# Assignment 2

# Background

I didn't plan to have an assignment this week, but on reflection after the class on Friday, I feel it is important that you understand the properties of a PCA model and more importantly, understand what the NIPALS algorithm is doing. You may use any software package of your choice. Suggested packages are R (free), Octave (free version of MATLAB), Python (free) or MATLAB ($$).

This assignment uses the food texture data again (introduced in class 2 and used in assignment 1). Recall there are 5 variables in the data table:

`Oil`

: percentage oil in the pastry`Density`

: the product’s density (the higher the number, the more dense the product)`Crispy`

: a crispiness measurement, on a scale from 7 to 15, with 15 being more crispy.`Fracture`

: the angle, in degrees, through which the pasty can be slowly bent before it fractures.`Hardness`

: a sharp point is used to measure the amount of force required before breakage occurs.

# Part A

These questions help understand a bit more what eigen-decomposition of the covariance matrix is doing.

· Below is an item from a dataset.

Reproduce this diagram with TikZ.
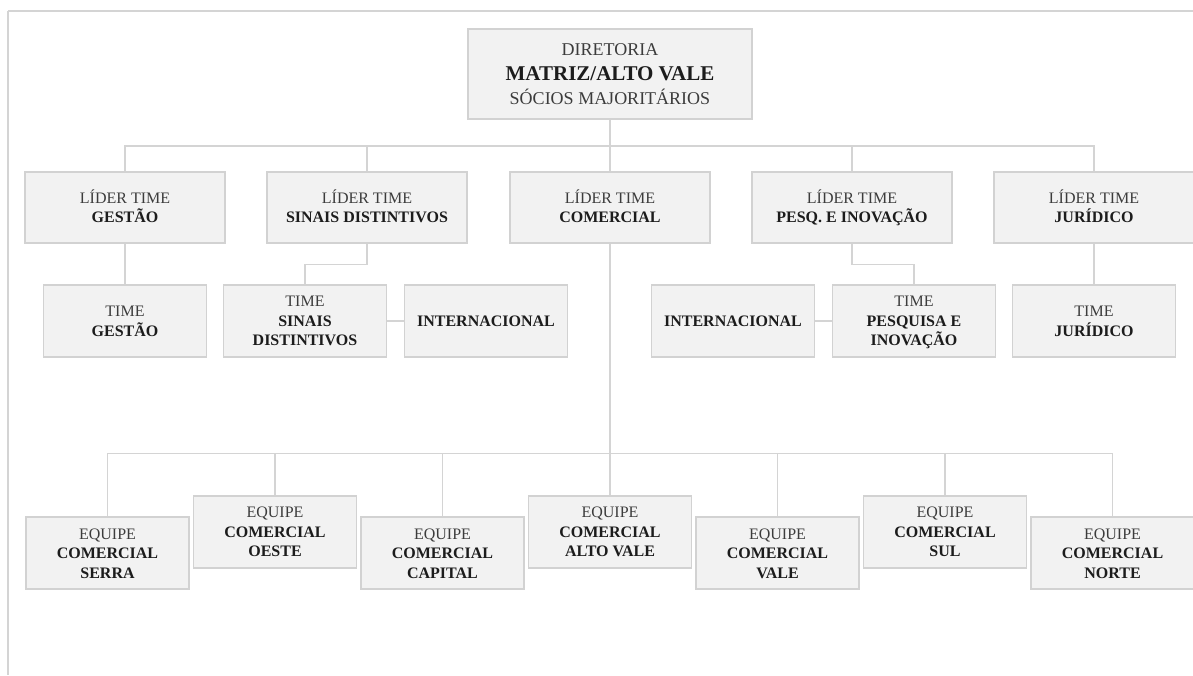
\documentclass[tikz,border=0pt]{standalone}
\usepackage{fontspec}
\setmainfont{Liberation Serif}
\definecolor{boxfill}{HTML}{F2F2F2}
\definecolor{boxline}{HTML}{D2D2D2}
\definecolor{connc}{HTML}{D4D4D4}
\definecolor{txt}{HTML}{3C3C3C}
\definecolor{boldc}{HTML}{1C1C1C}
\newcommand\mystrut{\rule[-4.4pt]{0pt}{19.4pt}}
\newcommand\bigstrut{\rule[-6pt]{0pt}{24pt}}
\newcommand\bt[1]{{\bfseries\color{boldc}\mystrut#1}}
\newcommand\rt[1]{\mystrut#1}
\begin{document}
\begin{tikzpicture}[x=1pt,y=-1pt,
  box/.style={draw=boxline, fill=boxfill, line width=1.6pt, align=center, inner sep=0pt,
              text=txt, font=\fontsize{16}{19.5}\selectfont},
  lead/.style={box, minimum width=200pt, minimum height=71pt},
  team/.style={box, minimum width=163pt, minimum height=72pt},
  conn/.style={draw=connc, line width=1.3pt},
  frame/.style={draw=connc, line width=1.2pt}]
\useasboundingbox (0,0) rectangle (1193,675);
% frame lines
\coordinate (fTL) at (7.5,11);
\coordinate (fTR) at (1193,11);
\coordinate (fBL) at (7.5,675);
\draw[frame] (fTR) -- (fTL);
\draw[frame, line width=2pt] (fTL) -- (fBL);

% top
\node[box, minimum width=284pt, minimum height=90pt, font=\fontsize{18}{24.5}\selectfont] (dir) at (610,74)
  {\bigstrut DIRETORIA\\{\fontsize{21}{24.5}\selectfont\bfseries\color{boldc}\bigstrut MATRIZ/ALTO VALE}\\\bigstrut SÓCIOS MAJORITÁRIOS};

% level 2
\node[lead] (lg) at (125,207.5) {\rt{LÍDER TIME}\\\bt{GESTÃO}};
\node[lead] (ls) at (367,207.5) {\rt{LÍDER TIME}\\\bt{SINAIS DISTINTIVOS}};
\node[lead] (lc) at (610,207.5) {\rt{LÍDER TIME}\\\bt{COMERCIAL}};
\node[lead] (lp) at (852,207.5) {\rt{LÍDER TIME}\\\bt{PESQ. E INOVAÇÃO}};
\node[lead] (lj) at (1094,207.5) {\rt{LÍDER TIME}\\\bt{JURÍDICO}};

% level 3
\node[team] (tg) at (125,321) {\rt{TIME}\\\bt{GESTÃO}};
\node[team] (ts) at (305,321) {\rt{TIME}\\\bt{SINAIS}\\\bt{DISTINTIVOS}};
\node[team] (ti1) at (486,321) {\bt{INTERNACIONAL}};
\node[team] (ti2) at (733,321) {\bt{INTERNACIONAL}};
\node[team] (tp) at (914,321) {\rt{TIME}\\\bt{PESQUISA E}\\\bt{INOVAÇÃO}};
\node[team] (tj) at (1094,321) {\rt{TIME}\\\bt{JURÍDICO}};

% bottom
\node[team] (es) at (107.5,553.25) {\rt{EQUIPE}\\\bt{COMERCIAL}\\\bt{SERRA}};
\node[team] (eo) at (275,531.75) {\rt{EQUIPE}\\\bt{COMERCIAL}\\\bt{OESTE}};
\node[team] (ec) at (442.5,553.25) {\rt{EQUIPE}\\\bt{COMERCIAL}\\\bt{CAPITAL}};
\node[team] (ea) at (610,531.75) {\rt{EQUIPE}\\\bt{COMERCIAL}\\\bt{ALTO VALE}};
\node[team] (ev) at (777.5,553.25) {\rt{EQUIPE}\\\bt{COMERCIAL}\\\bt{VALE}};
\node[team] (esu) at (945,531.75) {\rt{EQUIPE}\\\bt{COMERCIAL}\\\bt{SUL}};
\node[team] (en) at (1112.5,553.25) {\rt{EQUIPE}\\\bt{COMERCIAL}\\\bt{NORTE}};

% connectors level 1 -> 2
\coordinate (b1) at (610,146);
\draw[conn] (dir.south) -- (lc.north);
\draw[conn] (lg.north) |- (b1) -| (lj.north);
\draw[conn] (ls.north) -- (ls.north |- b1);
\draw[conn] (lp.north) -- (lp.north |- b1);

% level 2 -> 3
\draw[conn] (lg.south) -- (tg.north);
\draw[conn] (lj.south) -- (tj.north);
\draw[conn] (ls.south) -- ++(0,21) -| (ts.north);
\draw[conn] (lp.south) -- ++(0,21) -| (tp.north);
\draw[conn] (ts.east) -- (ti1.west);
\draw[conn] (ti2.east) -- (tp.west);

% commercial teams
\coordinate (b2) at (610,453.3);
\draw[conn] (lc.south) -- (ea.north);
\draw[conn] (es.north) |- (b2) -| (en.north);
\draw[conn] (eo.north) -- (eo.north |- b2);
\draw[conn] (ec.north) -- (ec.north |- b2);
\draw[conn] (ev.north) -- (ev.north |- b2);
\draw[conn] (esu.north) -- (esu.north |- b2);
\end{tikzpicture}
\end{document}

- Mean center and scale the dataset to unit variance. Call this matrix \(\mathbf{X}\). No need to show any results here.
- Calculate and report the \(\mathbf{X}'\mathbf{X}\) matrix. Comment on what you see (does it agree with the scatterplot matrix from the previous assignment?)
- Calculate the eigenvectors and eigenvalues of that matrix. Report your answer from highest to lowest eigenvalue.
- Compare the first two eigenvectors to \(\mathbf{p}_1\) and \(\mathbf{p}_2\) from the course software.
- Calculate the \(R^2_a\) quantity for each of the 5 components: \(R^2_a = \displaystyle \frac{\lambda_a}{\sum_{a=1}^{a=5}{\lambda_a}}\) and compare them to the \(R^2\) values reported in the course software.

# Part B

The next few questions will help you better understand the regressions that happen inside the NIPALS algorithm `while`

-loop.

Calculate the \(\mathbf{t_1}\) score vector from the \(\mathbf{p}_1\) and the \(\mathbf{X}\) matrix and ensure it agrees with the \(\mathbf{t_1}\) score vector from the software. Also show that the mean of \(\mathbf{t_1}\) is zero.

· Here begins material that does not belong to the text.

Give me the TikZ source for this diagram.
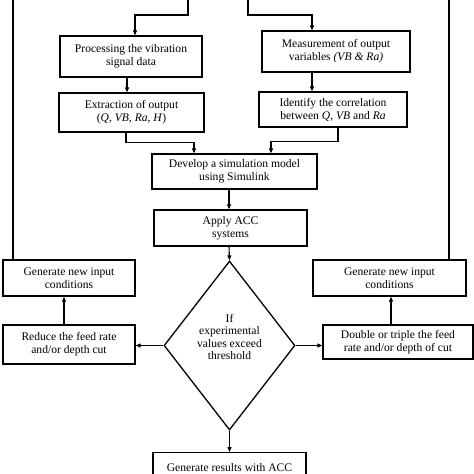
\documentclass[tikz,border=0pt]{standalone}
\usepackage{fontspec}
\setmainfont{Liberation Serif}
\usetikzlibrary{arrows.meta,shapes.geometric}
\begin{document}
\begin{tikzpicture}[x=1pt,y=-1pt,
  box/.style={draw,line width=1.3pt,inner sep=0pt,align=center,font=\fontsize{11.6}{12.8}\selectfont},
  arr/.style={line width=1.1pt,-{Triangle[length=5pt,width=4pt]}},
  ln/.style={line width=1.1pt},
  txt/.style={inner sep=0pt,align=center,font=\fontsize{11.6}{12.4}\selectfont}]
\clip (0,0) rectangle (474,474);
\fill[white] (0,0) rectangle (474,474);
% boxes
\node[box,minimum width=142pt,minimum height=41pt] (proc) at (131,56.5) {Processing the vibration\\signal data};
\node[box,minimum width=148pt,minimum height=41pt] (meas) at (336,51.5) {Measurement of output\\variables \textit{(VB \& Ra)}};
\node[box,minimum width=145pt,minimum height=39pt] (extr) at (131.5,112.5) {Extraction of output\\(\textit{Q}, \textit{VB}, \textit{Ra}, \textit{H})};
\node[box,minimum width=148pt,minimum height=35pt] (ident) at (333,109.5) {Identify the correlation\\between \textit{Q}, \textit{VB} and \textit{Ra}};
\node[box,minimum width=165pt,minimum height=35pt] (sim) at (234.5,171.5) {Develop a simulation model\\using Simulink};
\node[box,minimum width=153pt,minimum height=36pt] (acc) at (230.5,228) {Apply ACC\\systems};
\node[draw,diamond,line width=1.3pt,inner sep=0pt,minimum width=131pt,minimum height=169pt] (dec) at (229.5,345.5) {};
\node[txt] (dectext) at (229.5,337) {If\\experimental\\values exceed\\threshold};
\node[box,minimum width=132pt,minimum height=36pt] (genL) at (69,278) {Generate new input\\conditions};
\node[box,minimum width=153pt,minimum height=36pt] (genR) at (389.5,278) {Generate new input\\conditions};
\node[box,minimum width=132pt,minimum height=39pt] (red) at (69,344.5) {Reduce the feed rate\\and/or depth cut};
\node[box,minimum width=150pt,minimum height=34pt] (dbl) at (398,342) {Double or triple the feed\\rate and/or depth of cut};
\node[box,anchor=north,minimum width=153pt,minimum height=30pt] (res) at (229.5,452) {Generate results with ACC};
% free ends at the top
\coordinate (t1) at (188,0);
\coordinate (t2) at (248,0);
\coordinate (tl) at (13,0);
\coordinate (tr) at (449,0);
% connectors
\draw[arr] (t1) -- ++(0,15) -| ([xshift=4pt]proc.north);
\draw[arr] (t2) -- ++(0,15) -| ([xshift=-24pt]meas.north);
\draw[arr] ([xshift=-4pt]proc.south) -- ([xshift=-4.5pt]extr.north);
\draw[arr] ([xshift=-24pt]meas.south) -- ([xshift=-21pt]ident.north);
\draw[arr] ([xshift=-5.5pt]extr.south) -- ++(0,10) -| ([xshift=-40.5pt]sim.north);
\draw[arr] ([xshift=5pt]ident.south) -- ++(0,14) -| ([xshift=36.5pt]sim.north);
\draw[arr] ([xshift=-5.5pt]sim.south) -- ([xshift=-1.5pt]acc.north);
\draw[arr] ([xshift=-1.5pt]acc.south) -- (dec.north);
\draw[arr] (dec.west) -- (dec.west -| red.east);
\draw[arr] (dec.east) -- (dec.east -| dbl.west);
\draw[arr] (dec.south) -- (res.north);
\draw[arr] ([xshift=-5pt]red.north) -- ([xshift=-5pt]genL.south);
\draw[arr] ([xshift=-7pt]dbl.north) -- ([xshift=1.5pt]genR.south);
\draw[ln] ([xshift=-56pt]genL.north) -- (tl);
\draw[ln] ([xshift=59.5pt]genR.north) -- (tr);
\end{tikzpicture}
\end{document}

In a simple least squares model we regress a \(\mathbf{y}\) vector on an \(\mathbf{x}\) vector to calculate the intercept and slope in the following equation: \(\mathbf{y} = c + m \mathbf{x}\).

Let the \(\mathbf{t_1}\) score vector from the previous question correspond to your \(\mathbf{x}\)-variable and let the

`Oil`

column be your \(\mathbf{y}\)-variable.Plot a scatter plot of these \(\mathbf{x}\) and \(\mathbf{y}\)-variables.

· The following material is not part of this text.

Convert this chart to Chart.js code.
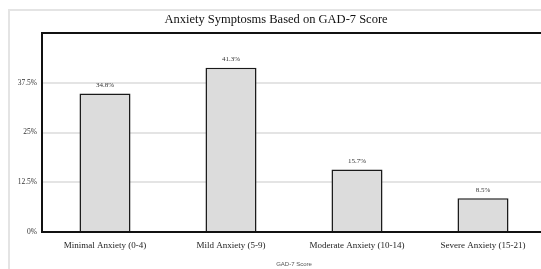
<!DOCTYPE html>
<html>
<head>
<meta charset="utf-8">
<script src="https://cdn.jsdelivr.net/npm/chart.js@4/dist/chart.umd.min.js"></script>
<style>
  html, body { margin: 0; padding: 0; background: #fff; overflow: hidden; }
  #wrap { position: relative; width: 541px; height: 269px; overflow: hidden; }
  #frame {
    position: absolute; left: 8px; top: 9px; width: 600px; height: 300px;
    border-left: 2px solid #e4e4e4; border-top: 2px solid #e4e4e4;
  }
  #c { position: absolute; left: 0; top: 0; }
</style>
</head>
<body>
<div id="wrap">
  <div id="frame"></div>
  <canvas id="c" width="560" height="269"></canvas>
</div>
<script>
const categories = ['Minimal Anxiety (0-4)', 'Mild Anxiety (5-9)', 'Moderate Anxiety (10-14)', 'Severe Anxiety (15-21)'];
const shares = [34.8, 41.3, 15.7, 8.5];
const yTicks = [0, 12.5, 25, 37.5, 50];
const yMax = 50;

const serif = "'Liberation Serif', 'DejaVu Serif', serif";

// value labels drawn above each bar
const barLabels = {
  id: 'barLabels',
  afterDatasetsDraw(chart) {
    const ctx = chart.ctx;
    const meta = chart.getDatasetMeta(0);
    ctx.save();
    ctx.font = `7px ${serif}`;
    ctx.fillStyle = '#333';
    ctx.textAlign = 'center';
    ctx.textBaseline = 'bottom';
    meta.data.forEach((bar, i) => {
      ctx.fillText(shares[i].toFixed(1) + '%', bar.x, bar.y - 5);
    });
    ctx.restore();
  }
};

new Chart(document.getElementById('c'), {
  type: 'bar',
  data: {
    labels: categories,
    datasets: [{
      data: shares,
      backgroundColor: '#dcdcdc',
      borderColor: '#1a1a1a',
      borderWidth: { top: 1.5, left: 1.5, right: 1.5, bottom: 0 },
      borderSkipped: false,
      barPercentage: 0.405,
      categoryPercentage: 1
    }]
  },
  options: {
    responsive: false,
    animation: false,
    layout: { padding: { left: 6, right: 14, top: 0, bottom: 0 } },
    plugins: {
      legend: { display: false },
      tooltip: { enabled: false },
      title: {
        display: true,
        text: 'Anxiety Symptosms Based on GAD-7 Score',
        color: '#111',
        font: { family: serif, size: 12.5, weight: 'normal' },
        padding: { top: 12, bottom: 6 }
      }
    },
    scales: {
      x: {
        grid: { display: false, drawTicks: false },
        border: { display: true, color: '#111', width: 2 },
        afterFit(scale) { scale.height = 37; },
        ticks: {
          color: '#222',
          font: { family: serif, size: 9 },
          padding: 8,
          maxRotation: 0
        },
        title: {
          display: true,
          text: 'GAD-7 Score',
          color: '#555',
          font: { family: "'Liberation Sans', sans-serif", size: 6 },
          padding: { top: 6, bottom: 1 }
        }
      },
      y: {
        min: 0,
        max: yMax,
        afterBuildTicks(scale) {
          scale.ticks = yTicks.map(v => ({ value: v }));
        },
        afterFit(scale) { scale.width = 36; },
        grid: {
          color: c => (c.tick && c.tick.value === yMax ? '#111' : '#e4e4e4'),
          lineWidth: 2,
          drawTicks: false
        },
        border: { display: true, color: '#111', width: 2 },
        ticks: {
          color: '#333',
          font: { family: serif, size: 7.5 },
          padding: 5,
          callback: v => (v === yMax ? '' : v + '%')
        }
      }
    }
  },
  plugins: [barLabels]
});
</script>
</body>
</html>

Calculate the least squares model parmeters (slope and intercept) from these data. Comment on the regression slope value. Also calculate and report the \(R^2\) value from this regression.

Repeat questions 2 and 3 for the

`Density`

variable (only show the plot in your answers). Also repeat them for the`Hardness`

variable and comment on your results.Two questions to think about (no need to answer anything here). In this least-squares model:

- what is \(\hat{\mathbf{y}}\)?
- what do the residuals from this regression represent?

Regress the row corresponding to pastry

`B758`

onto the first loading vector (\(\mathbf{x}\) in the regression).- Plot the data first.
- Then fit the regression slope and comment on it.

Repeat the previous question for pastry

`B694`

.

**Hand in your answers at the next class**.